Ce ne fut pas le cas du Bundesnachrichtendienst, ou BND, le service de renseignement fédéral allemand. En effet, à l’occasion d’un événement organisé par l’Académie fédérale de politique de sécurité le 22 mai, son président Bruno Kahl, a donné des détails sur le rôle de son service autour de ce conflit. Ainsi, selon Mr Kahl, le service allemand avait annoncé l’imminence d’une offensive russe 2 semaines avant le début des opérations russes en Ukraine, sans pour autant s’aventurer à donner une date exacte.

Le BND estimait en effet, contrairement aux Britanniques et Américains, que la décision de l’offensive serait effectivement prise de manière individuelle et, pour ainsi dire, arbitraire, par le président Russe, rendant impossible de donner une date précise. Et de rappeler, à ce titre, que les anglo-saxons s’étaient trompés par 2 fois avant de donner la bonne date, quelques jours seulement avant le 24 février.

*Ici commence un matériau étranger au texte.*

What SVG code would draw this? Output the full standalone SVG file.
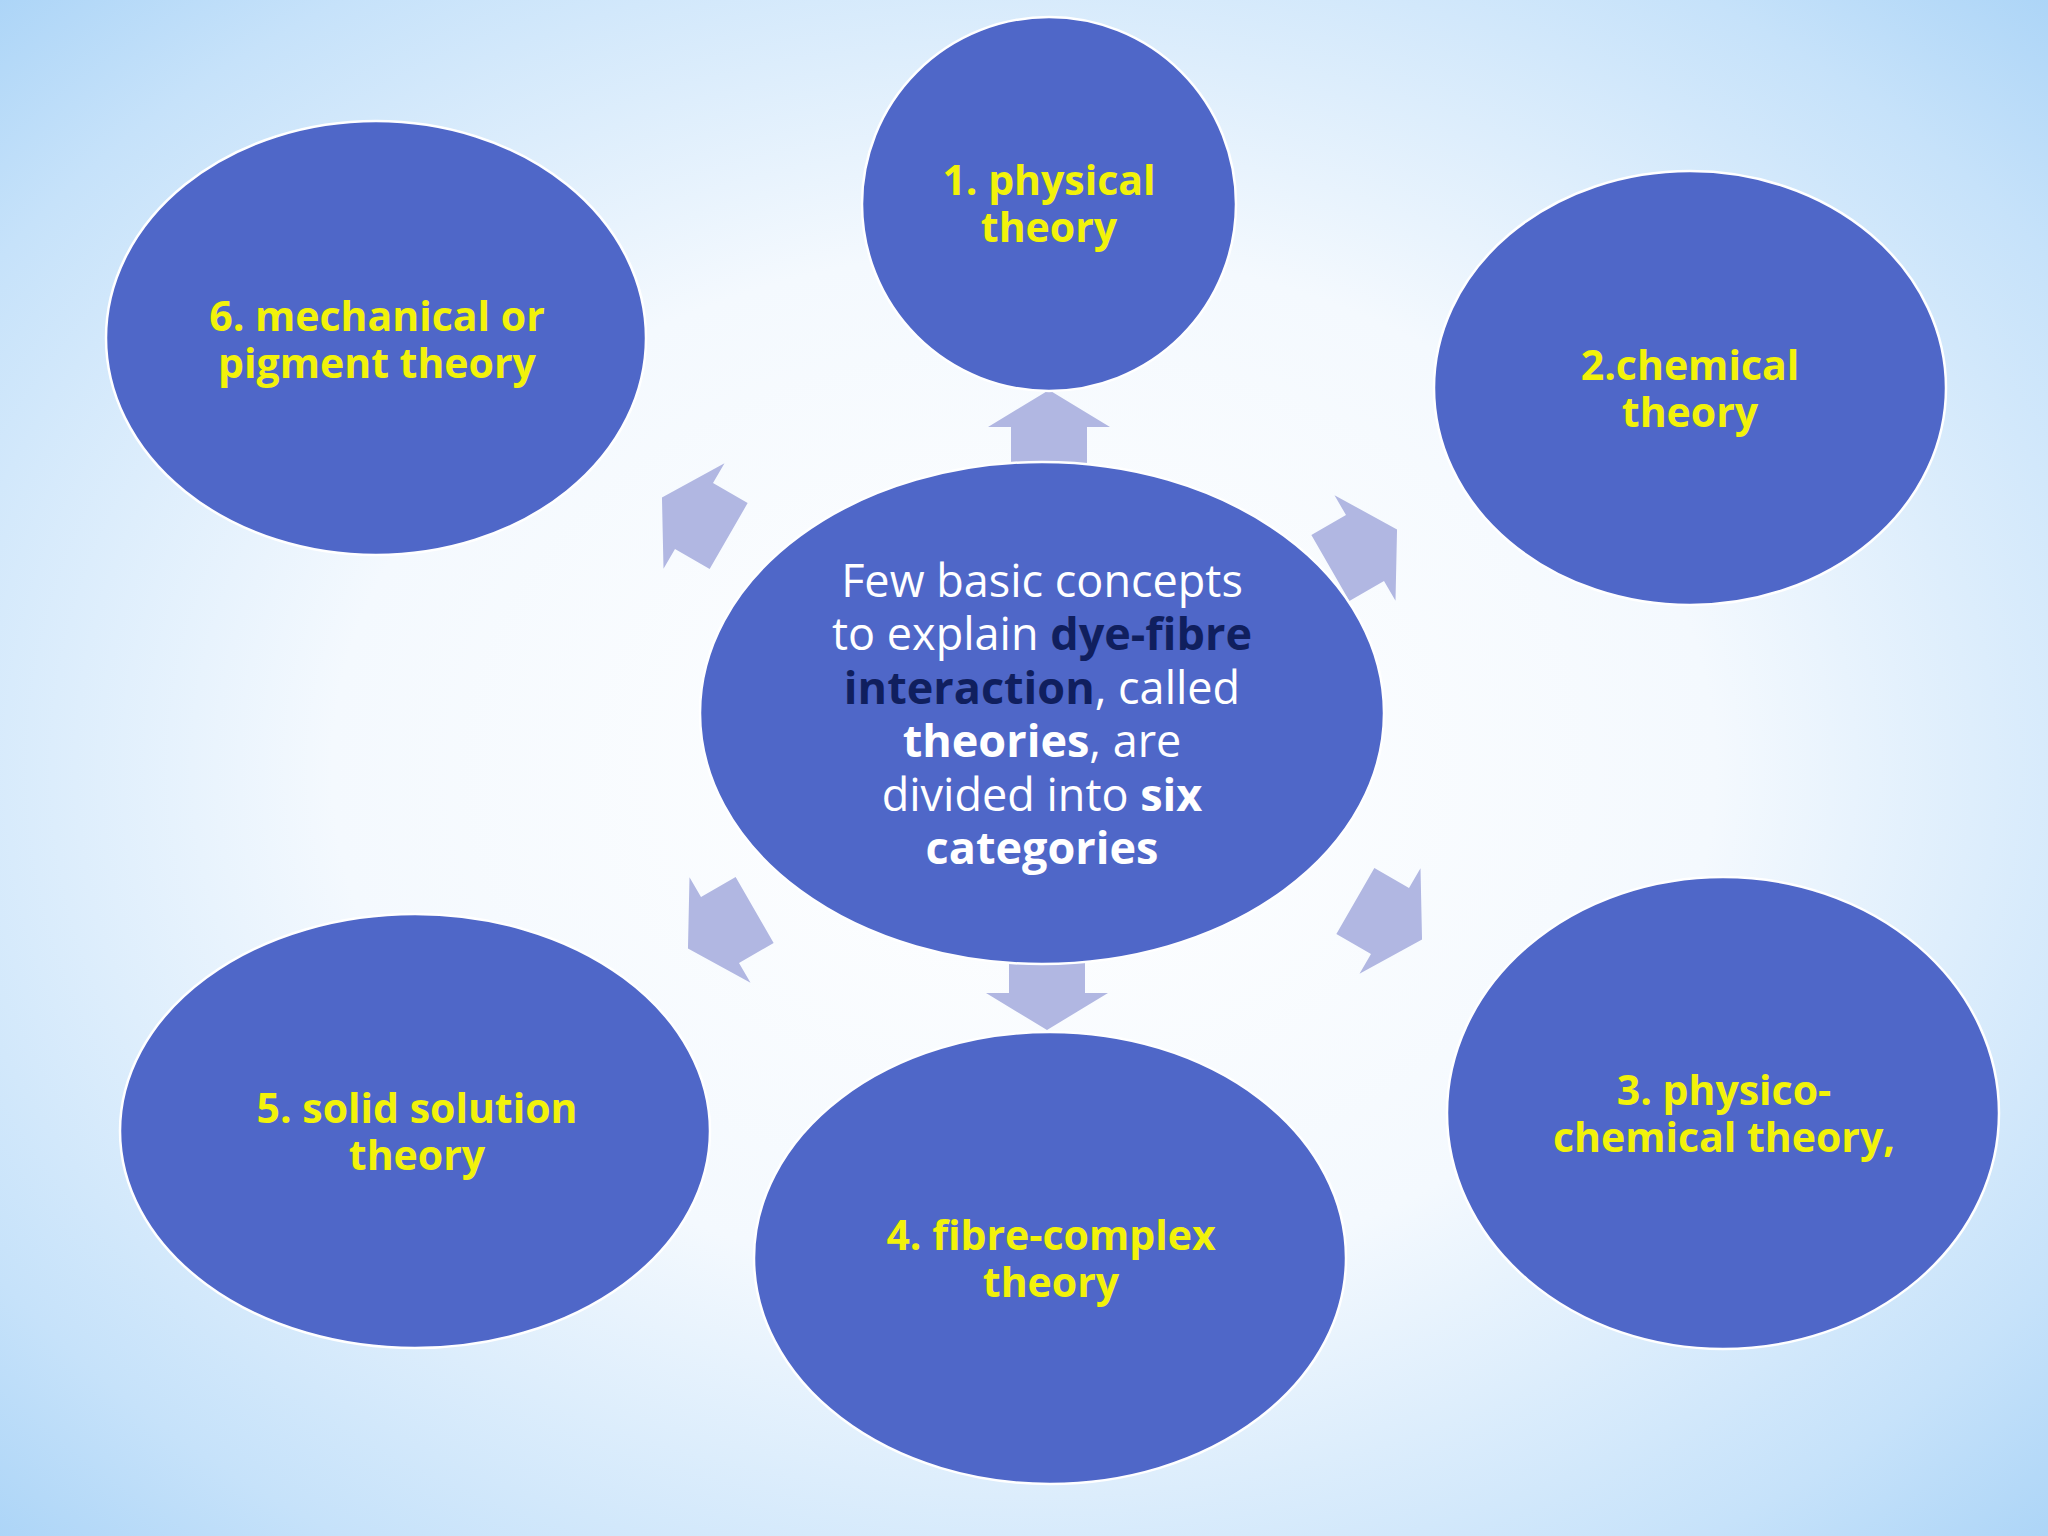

Pour obtenir ce résultat, selon Bruno Kahl, le BND a mis en place un important réseau de renseignement humain en Russie, lui conférant une compréhension efficace des évolutions en cours au sein du Kremlin comme des Armées et de la société du pays. De toute évidence, ce dispositif de captation de renseignements reste en place et efficace aujourd’hui, permettant au BND d’avoir une vision relativement claire des rapports de forces dans le pays, et donc de leur influence sur la conduite de la guerre.

Ainsi, pour le service allemand, rien n’indique, à ce jour, que la determination du Kremlin à poursuivre la guerre contre l’Ukraine soit altérée, ni que le pouvoir de Vladimir Poutine qui tient fermement les rênes du pays, soit en quelque manière menacé. Si un bouleversement au plus haut de l’Etat russe ne peut être exclu à ce jour, rien ne permet, pour le BND, de l’anticiper, même si des voix souvent disparates et isolées s’élèvent contre la poursuite de cette guerre.

Surtout, le service allemand estime aujourd’hui que la Russie est en mesure de poursuivre la guerre pour encore de nombreux mois, sans que cela ne vienne menacer la structure de l’état. En outre, rien n’indique que le Kremlin puisse effectivement rencontrer de sérieuses difficultés pour recruter pour ses forces armées, et poursuivre son effort de guerre, y compris industriel.

Et de conclure que les occidentaux, et plus particulièrement les européens, doivent se préparer à soutenir l’Ukraine pendant toute la durée de ce conflit qui peut s’étendre, faute de quoi la stratégie de Vladimir Poutine d’une guerre longue basée sur le pari d’une érosion du soutien occidental face à une Ukraine qui, sans cela, serait rapidement exsangue, pourrait bien se trouver couronner de succès.